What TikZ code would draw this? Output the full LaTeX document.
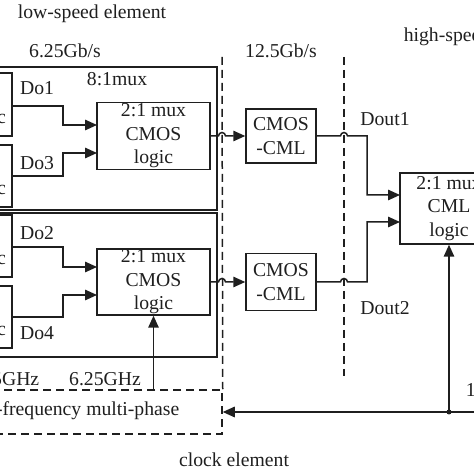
\documentclass[tikz,border=0pt]{standalone}
\usepackage{fontspec}
\setmainfont{Liberation Serif}
\usetikzlibrary{arrows.meta}
\begin{document}
\begin{tikzpicture}[x=1pt,y=1pt,
  line width=1.5pt, color=black!88,
  every node/.style={inner sep=0pt, font=\fontsize{19.7}{23.5}\selectfont, text=black!88},
  box/.style={draw, line width=1.5pt, align=center},
  arr/.style={-{Triangle[length=12pt,width=10.5pt]}},
  dsh/.style={dash pattern=on 8pt off 5pt, line width=1.5pt}]
\useasboundingbox (0,0) rectangle (474,474);
\clip (0,0) rectangle (474,474);

% titles
\node (ls) at (92,460) {low-speed element};
\node (r1) at (65,423) {6.25Gb/s};
\node (r2) at (281,423) {12.5Gb/s};
\node[anchor=west] (hs) at (403,437) {high-speed element};
\node (ce) at (234,14) {clock element};

% outer 4:1 groups
\node[box, minimum width=232pt, minimum height=143pt] (gA) at (101,335.5) {};
\node[box, minimum width=232pt, minimum height=144pt] (gB) at (101,189) {};
\node (m81) at (117,395) {8:1mux};

% left (cut) boxes
\node[box, minimum width=40pt, minimum height=63pt] (L1) at (-8,369.5) {};
\node[box, minimum width=40pt, minimum height=62pt] (L3) at (-8,298) {};
\node[box, minimum width=40pt, minimum height=62pt] (L2) at (-8,228) {};
\node[box, minimum width=40pt, minimum height=62pt] (L4) at (-8,157) {};
\node[anchor=base east] (t1) at (6.5,350) {logic};
\node[anchor=base east] (t3) at (6.5,279) {logic};
\node[anchor=base east] (t2) at (6.5,209) {logic};
\node[anchor=base east] (t4) at (6.5,138) {logic};

% 2:1 CMOS muxes
\node[box, minimum width=113pt, minimum height=67pt] (muxA) at (153.5,338) {2:1 mux\\CMOS\\logic};
\node[box, minimum width=113pt, minimum height=66pt] (muxB) at (153.5,192) {2:1 mux\\CMOS\\logic};

% CMOS-CML converters
\node[box, minimum width=70pt, minimum height=54pt, font=\fontsize{19.7}{24}\selectfont] (ccA) at (281,338) {CMOS\\-CML};
\node[box, minimum width=70pt, minimum height=57pt, font=\fontsize{19.7}{24}\selectfont] (ccB) at (281,192) {CMOS\\-CML};

% CML mux
\node[box, minimum width=98pt, minimum height=71pt] (cml) at (449,265.5) {2:1 mux\\CML\\logic};

% clock box
\node[draw, dsh, minimum width=227pt, minimum height=44pt] (clk) at (108.5,62) {};
\node[anchor=east] (ct) at (180,63) {half-frequency multi-phase};

% data labels
\node (d1) at (37,386) {Do1};
\node (d3) at (37,311) {Do3};
\node (d2) at (37,241) {Do2};
\node (d4) at (37,141) {Do4};
\node (o1) at (385,355) {Dout1};
\node (o2) at (385,166) {Dout2};
\node[anchor=east] (f1) at (40,95) {3.125GHz};
\node (f2) at (105,95) {6.25GHz};
\node[anchor=west] (f3) at (465,84) {12.5GHz};

% dashed boundaries
\coordinate (dA) at (222,417);
\coordinate (dB) at (344,417);
\coordinate (dBe) at (344,98);
\draw[dsh] (dA) -- (clk.north east);
\draw[dsh] (dB) -- (dBe);

% inputs to CMOS muxes
\coordinate (e1) at (97,349);
\coordinate (e3) at (97,321);
\coordinate (e2) at (97,207);
\coordinate (e4) at (97,179);
\draw[arr] (L1.east |- 0,368) -- (63,368) |- (e1);
\draw[arr] (L3.east |- 0,298) -- (63,298) |- (e3);
\draw[arr] (L2.east |- 0,227) -- (63,227) |- (e2);
\draw[arr] (L4.east |- 0,157) -- (63,157) |- (e4);

% mux -> converter with hop
\draw[arr] (muxA.east) -- (218.5,338) arc[start angle=180,end angle=0,radius=3.5] -- (ccA.west);
\draw[arr] (muxB.east) -- (218.5,192) arc[start angle=180,end angle=0,radius=3.5] -- (ccB.west);

% converter -> CML mux
\coordinate (in1) at (400,279);
\coordinate (in2) at (400,252);
\draw[arr] (ccA.east) -- (340.5,338) arc[start angle=180,end angle=0,radius=3.5] -- (367,338) |- (in1);
\draw[arr] (ccB.east) -- (340.5,192) arc[start angle=180,end angle=0,radius=3.5] -- (367,192) |- (in2);

% clocks
\draw[arr] (muxB.south |- clk.north) -- (muxB.south);
\coordinate (fb) at (449,62);
\coordinate (fin) at (480,62);
\draw[arr] (fin) -- (clk.east);
\fill (fb) circle (2.5);
\draw[arr] (fb) -- (cml.south);
\end{tikzpicture}
\end{document}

----

» Exercise task
Transcribe the full listing above exactly, with the images removed.

» Full output
What TikZ code would draw this? Output the full LaTeX document.
\documentclass[tikz,border=0pt]{standalone}
\usepackage{fontspec}
\setmainfont{Liberation Serif}
\usetikzlibrary{arrows.meta}
\begin{document}
\begin{tikzpicture}[x=1pt,y=1pt,
  line width=1.5pt, color=black!88,
  every node/.style={inner sep=0pt, font=\fontsize{19.7}{23.5}\selectfont, text=black!88},
  box/.style={draw, line width=1.5pt, align=center},
  arr/.style={-{Triangle[length=12pt,width=10.5pt]}},
  dsh/.style={dash pattern=on 8pt off 5pt, line width=1.5pt}]
\useasboundingbox (0,0) rectangle (474,474);
\clip (0,0) rectangle (474,474);

% titles
\node (ls) at (92,460) {low-speed element};
\node (r1) at (65,423) {6.25Gb/s};
\node (r2) at (281,423) {12.5Gb/s};
\node[anchor=west] (hs) at (403,437) {high-speed element};
\node (ce) at (234,14) {clock element};

% outer 4:1 groups
\node[box, minimum width=232pt, minimum height=143pt] (gA) at (101,335.5) {};
\node[box, minimum width=232pt, minimum height=144pt] (gB) at (101,189) {};
\node (m81) at (117,395) {8:1mux};

% left (cut) boxes
\node[box, minimum width=40pt, minimum height=63pt] (L1) at (-8,369.5) {};
\node[box, minimum width=40pt, minimum height=62pt] (L3) at (-8,298) {};
\node[box, minimum width=40pt, minimum height=62pt] (L2) at (-8,228) {};
\node[box, minimum width=40pt, minimum height=62pt] (L4) at (-8,157) {};
\node[anchor=base east] (t1) at (6.5,350) {logic};
\node[anchor=base east] (t3) at (6.5,279) {logic};
\node[anchor=base east] (t2) at (6.5,209) {logic};
\node[anchor=base east] (t4) at (6.5,138) {logic};

% 2:1 CMOS muxes
\node[box, minimum width=113pt, minimum height=67pt] (muxA) at (153.5,338) {2:1 mux\\CMOS\\logic};
\node[box, minimum width=113pt, minimum height=66pt] (muxB) at (153.5,192) {2:1 mux\\CMOS\\logic};

% CMOS-CML converters
\node[box, minimum width=70pt, minimum height=54pt, font=\fontsize{19.7}{24}\selectfont] (ccA) at (281,338) {CMOS\\-CML};
\node[box, minimum width=70pt, minimum height=57pt, font=\fontsize{19.7}{24}\selectfont] (ccB) at (281,192) {CMOS\\-CML};

% CML mux
\node[box, minimum width=98pt, minimum height=71pt] (cml) at (449,265.5) {2:1 mux\\CML\\logic};

% clock box
\node[draw, dsh, minimum width=227pt, minimum height=44pt] (clk) at (108.5,62) {};
\node[anchor=east] (ct) at (180,63) {half-frequency multi-phase};

% data labels
\node (d1) at (37,386) {Do1};
\node (d3) at (37,311) {Do3};
\node (d2) at (37,241) {Do2};
\node (d4) at (37,141) {Do4};
\node (o1) at (385,355) {Dout1};
\node (o2) at (385,166) {Dout2};
\node[anchor=east] (f1) at (40,95) {3.125GHz};
\node (f2) at (105,95) {6.25GHz};
\node[anchor=west] (f3) at (465,84) {12.5GHz};

% dashed boundaries
\coordinate (dA) at (222,417);
\coordinate (dB) at (344,417);
\coordinate (dBe) at (344,98);
\draw[dsh] (dA) -- (clk.north east);
\draw[dsh] (dB) -- (dBe);

% inputs to CMOS muxes
\coordinate (e1) at (97,349);
\coordinate (e3) at (97,321);
\coordinate (e2) at (97,207);
\coordinate (e4) at (97,179);
\draw[arr] (L1.east |- 0,368) -- (63,368) |- (e1);
\draw[arr] (L3.east |- 0,298) -- (63,298) |- (e3);
\draw[arr] (L2.east |- 0,227) -- (63,227) |- (e2);
\draw[arr] (L4.east |- 0,157) -- (63,157) |- (e4);

% mux -> converter with hop
\draw[arr] (muxA.east) -- (218.5,338) arc[start angle=180,end angle=0,radius=3.5] -- (ccA.west);
\draw[arr] (muxB.east) -- (218.5,192) arc[start angle=180,end angle=0,radius=3.5] -- (ccB.west);

% converter -> CML mux
\coordinate (in1) at (400,279);
\coordinate (in2) at (400,252);
\draw[arr] (ccA.east) -- (340.5,338) arc[start angle=180,end angle=0,radius=3.5] -- (367,338) |- (in1);
\draw[arr] (ccB.east) -- (340.5,192) arc[start angle=180,end angle=0,radius=3.5] -- (367,192) |- (in2);

% clocks
\draw[arr] (muxB.south |- clk.north) -- (muxB.south);
\coordinate (fb) at (449,62);
\coordinate (fin) at (480,62);
\draw[arr] (fin) -- (clk.east);
\fill (fb) circle (2.5);
\draw[arr] (fb) -- (cml.south);
\end{tikzpicture}
\end{document}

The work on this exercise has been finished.